Seløyna Seløyni (historic)
- Interactive map of the island

Geography
- Location: Vestland, Norway
- Coordinates: 60°38′49″N 4°48′31″E﻿ / ﻿60.6470°N 4.8086°E
- Area: 8.7 km^{2} (3.4 sq mi)
- Length: 4 km (2.5 mi)
- Width: 2.3 km (1.43 mi)
- Highest elevation: 54 m (177 ft)
- Highest point: Selstakken

Administration
- Norway
- County: Vestland
- Municipality: Øygarden Municipality

= Seløyna =

Island in Vestland, Norway

Seløyna is an island in Øygarden Municipality in Vestland county, Norway. The 8.7 km2 island is the northernmost of the large populated islands in the Øygarden archipelago. It is connected to the island of Alvøyna by a short bridge over the Vikesundet strait.

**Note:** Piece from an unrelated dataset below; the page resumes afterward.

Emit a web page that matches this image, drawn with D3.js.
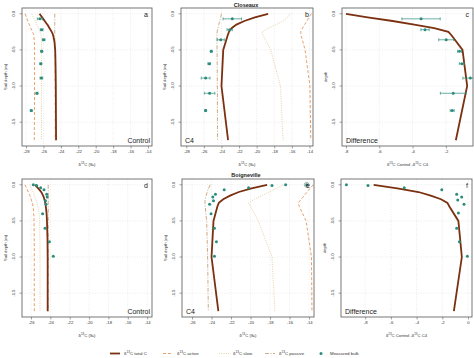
<!DOCTYPE html>
<html><head><meta charset="utf-8">
<script src="https://cdn.jsdelivr.net/npm/d3@7"></script>
<style>
body{margin:0;background:#fff;}
svg{font-family:"Liberation Sans",Arial,sans-serif;}
</style></head>
<body><svg id="c" width="474" height="358"></svg>
<script>
// ---------- data ----------
const simDepth = [0, -0.05, -0.1, -0.15, -0.2, -0.25, -0.3, -0.5, -1.0, -1.75];
// Closeaux
const aTotal   = [-26.45, -26.15, -25.85, -25.55, -25.3, -25.05, -24.88, -24.65, -24.58, -24.55];
const aActive  = [-28.1, -27.95, -27.8, -27.62, -27.45, -27.25, -27.1, -27.02, -27.02, -27.05];
const aSlow    = [-27.35, -27.15, -26.95, -26.75, -26.55, -26.38, -26.25, -26.22, -26.22, -26.22];
const aPassive = [-24.7, -24.7, -24.7, -24.7, -24.7, -24.7, -24.7, -24.68, -24.66, -24.65];
const bTotal   = [-18.7, -20.2, -21.4, -22.3, -22.85, -23.15, -23.3, -23.8, -24.0, -23.25];
const bActive  = [-13.8, -14.05, -14.3, -14.55, -14.8, -15.0, -14.95, -14.5, -13.95, -13.85];
const bSlow    = [-16.2, -16.5, -17.0, -17.8, -18.7, -19.4, -19.25, -18.4, -17.3, -17.0];
const bPassive = [-24.0, -24.1, -24.2, -24.3, -24.4, -24.5, -24.52, -24.5, -24.47, -24.45];
const cTotal   = [-8.0, -6.7, -5.2, -3.9, -2.7, -1.85, -1.65, -1.0, -0.72, -1.4];
const closeDepth = [-0.07, -0.22, -0.36, -0.52, -0.69, -0.89, -1.10, -1.34];
const aBulk    = [-26.4, -26.2, -25.97, -26.2, -26.3, -26.24, -26.74, -27.4];
const aBulkErr = [0.3, 0.15, 0.15, 0.1, 0.1, 0.15, 0.1, 0.1];
const bBulk    = [-22.77, -23.07, -24.08, -25.16, -25.39, -25.8, -25.35, -25.8];
const bBulkErr = [1.05, 0.3, 0.4, 0.1, 0.15, 0.5, 0.6, 0.1];
const cBulk    = [-3.49, -3.25, -1.98, -1.18, -1.04, -0.53, -1.56, -1.62];
const cBulkErr = [1.15, 0.25, 0.45, 0.12, 0.15, 0.45, 0.77, 0.12];
// Boigneville
const dTotal   = [-25.6, -25.25, -24.95, -24.75, -24.62, -24.53, -24.47, -24.35, -24.28, -24.28];
const dActive  = [-26.62, -26.45, -26.28, -26.12, -25.98, -25.87, -25.79, -25.69, -25.66, -25.66];
const dSlow    = [-26.1, -25.95, -25.8, -25.65, -25.5, -25.38, -25.28, -25.12, -25.07, -25.07];
const dPassive = [-24.22, -24.22, -24.22, -24.22, -24.22, -24.22, -24.22, -24.22, -24.22, -24.22];
const eTotal   = [-18.3, -19.9, -21.2, -22.1, -22.8, -23.25, -23.4, -23.8, -24.0, -23.3];
const eActive  = [-13.56, -13.9, -14.2, -14.5, -14.8, -15.1, -15.0, -14.3, -13.75, -13.7];
const eSlow    = [-16.6, -17.35, -18.1, -18.85, -19.6, -20.2, -20.0, -19.2, -17.8, -17.5];
const ePassive = [-24.15, -24.3, -24.45, -24.55, -24.65, -24.68, -24.65, -24.5, -24.4, -24.33];
const fTotal   = [-7.34, -5.5, -3.85, -2.9, -2.1, -1.6, -1.45, -0.75, -0.48, -1.1];
const boigDepth  = [0, -0.01, -0.04, -0.07, -0.13, -0.17, -0.22, -0.27, -0.4, -0.6, -0.79, -0.99];
const dBulk    = [-25.76, -25.41, -25.0, -24.66, -24.38, -24.32, -24.5, -24.45, -24.8, -24.55, -24.1, -23.7];
const eBulkDepth = [0, 0, -0.01, -0.04, -0.07, -0.13, -0.17, -0.22, -0.27, -0.4, -0.6, -0.79, -0.99];
const eBulk    = [-14.24, -16.4, -17.8, -20.2, -22.7, -23.6, -23.87, -23.8, -24.2, -24.05, -23.7, -23.5, -23.7];
const fBulkDepth = [0, -0.01, -0.04, -0.07, -0.13, -0.17, -0.21, -0.27, -0.39, -0.6, -0.79, -0.99];
const fBulk    = [-9.46, -7.78, -4.96, -2.04, -0.88, -0.49, -0.8, -0.31, -0.75, -0.88, -0.67, -0.05];
// ticks
const isoTicksA = [-28, -26, -24, -22, -20, -18, -16, -14];
const isoTicksB = [-26, -24, -22, -20, -18, -16, -14];
const diffTicksC = [-8, -6, -4, -2];
const diffTicksF = [-8, -6, -4, -2, 0];
const depthTicks = [0, -0.5, -1.0, -1.5];
const siteTitles = ["Closeaux", "Boigneville"];
const legendLabels = ["total C", "active", "slow", "passive"];

// ---------- styles ----------
const ST = {
  total:   {color:"#7b3010", w:1.8, dash:null},
  active:  {color:"#e3965a", w:0.9, dash:"3,2"},
  slow:    {color:"#e2cc9c", w:0.9, dash:"1,1.3"},
  passive: {color:"#c9a07a", w:0.9, dash:"4,1.5,1,1.5"}
};
const PT = "#2b8c7c";

const svg = d3.select("#c");
const defs = svg.append("defs");

function iso(sel, pre, post){
  sel.append("tspan").text(pre||"");
  sel.append("tspan").text("δ");
  sel.append("tspan").attr("baseline-shift","super").attr("font-size","70%").text("13");
  sel.append("tspan").text("C" + post);
}

function panel(cfg, idx){
  const {x0,y0,w,h} = cfg;
  const xs = d3.scaleLinear().domain(cfg.xDom).range([x0, x0+w]);
  const ys = d3.scaleLinear().domain([0.08, -1.83]).range([y0, y0+h]);
  const g = svg.append("g");
  const cid = "clip"+idx;
  defs.append("clipPath").attr("id",cid).append("rect").attr("x",x0).attr("y",y0).attr("width",w).attr("height",h);
  // grid
  g.selectAll(".gx").data(cfg.xTicks).enter().append("line")
    .attr("x1",d=>xs(d)).attr("x2",d=>xs(d)).attr("y1",y0).attr("y2",y0+h)
    .attr("stroke","#d8d8d8").attr("stroke-width",0.5).attr("stroke-dasharray","1,1.5");
  g.selectAll(".gy").data(depthTicks).enter().append("line")
    .attr("y1",d=>ys(d)).attr("y2",d=>ys(d)).attr("x1",x0).attr("x2",x0+w)
    .attr("stroke","#d8d8d8").attr("stroke-width",0.5).attr("stroke-dasharray","1,1.5");
  // axes
  const ax = g.append("g").attr("transform",`translate(0,${y0+h})`)
    .call(d3.axisBottom(xs).tickValues(cfg.xTicks).tickSize(2.5).tickPadding(2).tickFormat(d=>String(d)));
  const ay = g.append("g").attr("transform",`translate(${x0},0)`)
    .call(d3.axisLeft(ys).tickValues(depthTicks).tickSize(2.5).tickPadding(2).tickFormat(d=>d.toFixed(1)));
  [ax,ay].forEach(a=>{a.select(".domain").remove(); a.selectAll("line").attr("stroke","#666").attr("stroke-width",0.6);
    a.selectAll("text").attr("font-size",4.2).attr("fill","#333").attr("font-family","Liberation Sans, Arial");});
  ay.selectAll("text").attr("text-anchor","middle").attr("dy",null).attr("x",null)
    .attr("transform",d=>`translate(${-7},${ys(d)}) rotate(-90)`).attr("y",0);
  ay.selectAll(".tick").attr("transform",null);
  ay.selectAll(".tick line").attr("y1",d=>ys(d)).attr("y2",d=>ys(d));
  // lines
  const pg = g.append("g").attr("clip-path",`url(#${cid})`);
  const curve = cfg.smooth ? d3.curveMonotoneY : d3.curveLinear;
  (cfg.lines||[]).forEach(L=>{
    const s = ST[L.type];
    const gen = d3.line().x(d=>xs(d[0])).y(d=>ys(d[1])).curve(curve);
    pg.append("path").datum(L.vals.map((v,i)=>[v, simDepth[i]]))
      .attr("d",gen).attr("fill","none").attr("stroke",s.color).attr("stroke-width",s.w)
      .attr("stroke-dasharray",s.dash);
  });
  // points
  if(cfg.pts){
    const P = cfg.pts.vals.map((v,i)=>({v, d:cfg.pts.depth[i], e:cfg.pts.err?cfg.pts.err[i]:0}));
    P.filter(p=>p.e>0).forEach(p=>{
      const yy = ys(p.d);
      pg.append("line").attr("x1",xs(p.v-p.e)).attr("x2",xs(p.v+p.e)).attr("y1",yy).attr("y2",yy).attr("stroke",PT).attr("stroke-width",0.7);
      [p.v-p.e,p.v+p.e].forEach(xv=>pg.append("line").attr("x1",xs(xv)).attr("x2",xs(xv)).attr("y1",yy-1.5).attr("y2",yy+1.5).attr("stroke",PT).attr("stroke-width",0.7));
    });
    pg.selectAll(".pt").data(P).enter().append("circle")
      .attr("cx",p=>xs(p.v)).attr("cy",p=>ys(p.d)).attr("r",1.5).attr("fill",PT);
    if(cfg.ring!==undefined){
      const p=P[cfg.ring];
      pg.append("circle").attr("cx",xs(p.v)).attr("cy",ys(p.d)).attr("r",2.4).attr("fill","none").attr("stroke","#888").attr("stroke-width",0.7);
    }
  }
  // box
  g.append("rect").attr("x",x0).attr("y",y0).attr("width",w).attr("height",h)
    .attr("fill","none").attr("stroke","#555").attr("stroke-width",0.8);
  // letter
  g.append("text").attr("x",x0+w-4).attr("y",y0+9).attr("text-anchor","end")
    .attr("font-size",7).attr("fill","#222").text(cfg.letter);
  // treatment label
  const tl = g.append("text").attr("y",y0+h-3.5).attr("font-size",7).attr("fill","#222").text(cfg.label);
  if(cfg.labelRight) tl.attr("x",x0+w-2).attr("text-anchor","end"); else tl.attr("x",x0+4);
  // x title
  const xt = g.append("text").attr("x",x0+w/2).attr("y",y0+h+19.5).attr("text-anchor","middle")
    .attr("font-size",4.2).attr("fill","#333");
  if(cfg.diff){ iso(xt,""," Control -"); iso(xt,""," C4"); }
  else iso(xt,""," (‰)");
  // y title
  g.append("text").attr("transform",`translate(${x0-15.5},${y0+h/2}) rotate(-90)`).attr("text-anchor","middle")
    .attr("font-size",4.2).attr("fill","#333").text(cfg.diff?"depth":"Soil depth (m)");
}

const lines4 = (t,a,s,p)=>[
  {type:"passive",vals:p},{type:"slow",vals:s},{type:"active",vals:a},{type:"total",vals:t}];

panel({x0:22,y0:8,w:130,h:138,xDom:[-28.46,-13.54],xTicks:isoTicksA,smooth:true,
  lines:lines4(aTotal,aActive,aSlow,aPassive),pts:{depth:closeDepth,vals:aBulk,err:aBulkErr},
  letter:"a",label:"Control",labelRight:true},0);
panel({x0:181,y0:8,w:132,h:138,xDom:[-28.6,-13.6],xTicks:isoTicksA,
  lines:lines4(bTotal,bActive,bSlow,bPassive),pts:{depth:closeDepth,vals:bBulk,err:bBulkErr},
  letter:"b",label:"C4"},1);
panel({x0:342,y0:8,w:131,h:138,xDom:[-8.24,-0.37],xTicks:diffTicksC,diff:true,
  lines:[{type:"total",vals:cTotal}],pts:{depth:closeDepth,vals:cBulk,err:cBulkErr},
  letter:"c",label:"Difference"},2);
panel({x0:22,y0:179,w:130,h:138,xDom:[-26.93,-13.5],xTicks:isoTicksB,smooth:true,
  lines:lines4(dTotal,dActive,dSlow,dPassive),pts:{depth:boigDepth,vals:dBulk},
  letter:"d",label:"Control",labelRight:true},3);
panel({x0:182,y0:179,w:132,h:138,xDom:[-27.03,-13.49],xTicks:isoTicksB,
  lines:lines4(eTotal,eActive,eSlow,ePassive),pts:{depth:eBulkDepth,vals:eBulk},ring:0,
  letter:"e",label:"C4"},4);
panel({x0:341,y0:179,w:131,h:138,xDom:[-9.88,0.31],xTicks:diffTicksF,diff:true,
  lines:[{type:"total",vals:fTotal}],pts:{depth:fBulkDepth,vals:fBulk},
  letter:"f",label:"Difference"},5);

// site titles
svg.append("text").attr("x",246).attr("y",6.5).attr("text-anchor","middle").attr("font-size",5.5)
  .attr("font-weight","bold").attr("fill","#222").text(siteTitles[0]);
svg.append("text").attr("x",246).attr("y",176.5).attr("text-anchor","middle").attr("font-size",5.5)
  .attr("font-weight","bold").attr("fill","#222").text(siteTitles[1]);

// legend
const lg = svg.append("g");
const legX = [110, 163, 219, 265];
const keys = ["total","active","slow","passive"];
const ly = 353.5;
keys.forEach((k,i)=>{
  const s = ST[k];
  lg.append("line").attr("x1",legX[i]).attr("x2",legX[i]+10).attr("y1",ly).attr("y2",ly)
    .attr("stroke",s.color).attr("stroke-width",k==="total"?1.8:0.9).attr("stroke-dasharray",s.dash);
  const t = lg.append("text").attr("x",legX[i]+14).attr("y",ly+1.5).attr("font-size",4.4).attr("fill","#333");
  iso(t,""," "+legendLabels[i]);
});
lg.append("circle").attr("cx",321).attr("cy",ly).attr("r",1.5).attr("fill",PT);
lg.append("text").attr("x",330).attr("y",ly+1.5).attr("font-size",4.4).attr("fill","#333").text("Measured bulk");
</script></body></html>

The small island of Førehjelmo lies just to the north of Seløyna, and there is a small bridge connecting to it.

==History==
The island was once part of the old Hjelme Municipality which existed until 1964. The island is home to two churches: the Old Hjelme Church (founded in 1875) in the small, coastal village of Hjelmo and the "new" Hjelme Church (founded in 1971) centrally located along the main road crossing the island of Seløyna.